Estas cinco características de la acción que concluyen en la autodeterminación y, posteriormente, en la libertad son condiciones inexpugnables de su ejercicio; es decir, que, por ejemplo, una acción autónoma y reflexiva no es, en sí misma, una acción libre, pues la libertad tiene inmerso un componente de responsabilidad; asimismo, una acción reflexiva y responsable no autónoma tampoco tiene la característica de una acción libre. Y es en esa concurrencia donde llegamos a una premisa fundamental: la persona no está aislada para sí y todos sus actos intrasubjetivos tienen consecuencias en el mundo.

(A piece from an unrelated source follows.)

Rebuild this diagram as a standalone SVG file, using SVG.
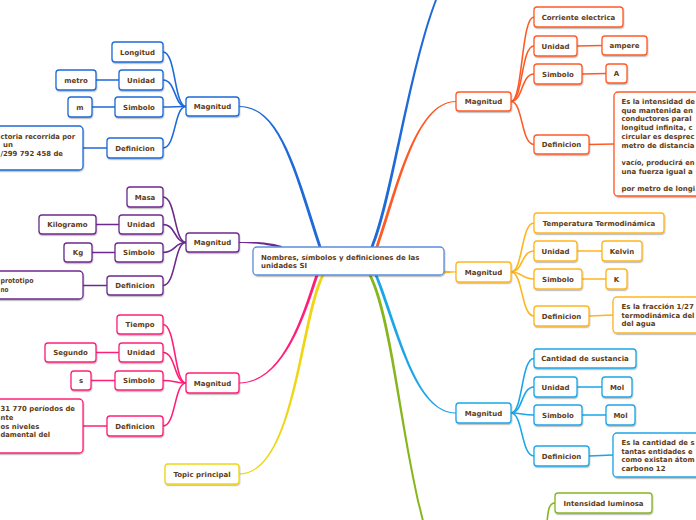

En cuanto no es un individuo solo debe reconocer a los demás, por lo que el ejercicio de su libertad tiene un adicionado en su componente de responsabilidad reconoce que no es ilimitada, pues su límite es el límite de la libertad ejercida por el otro. La persona es sujeto en las acciones que realiza; nunca será libre una persona si alguien distinto a sí mismo le indica la forma como debe vivir (en qué debe creer, qué debe laborar, dónde debe ahorrar el fruto de su trabajo).
Poseerse a sí mismo es tenerse (material y metafísicamente) con ánimo de gobernarse y, en suma, determinarse a actuar de acuerdo con las leyes de la propia voluntad -sui iuris, diría Santo Tomás de Aquino-, guiado por la reflexión -que antecede a la acción- y asumiendo la responsabilidad sobre los actos. Se comprende, entonces, la necesidad del “Hombre-Masa” de ser gobernado por otro: es incapaz de hacerse cargo de sí mismo (por tanto, no se posee) ni de actuar de manera autónoma; el peso de la reflexión de sus acciones le abruma y ni hablar de la asunción de la responsabilidad en el momento de afrontar las consecuencias de sus propias decisiones. Siempre será más fácil que se encargue otro: que me gobierne, me tenga, me dirija, reflexione por mí y, lo mejor, se haga cargo de lo que me pase. ¡Para eso está el Estado!.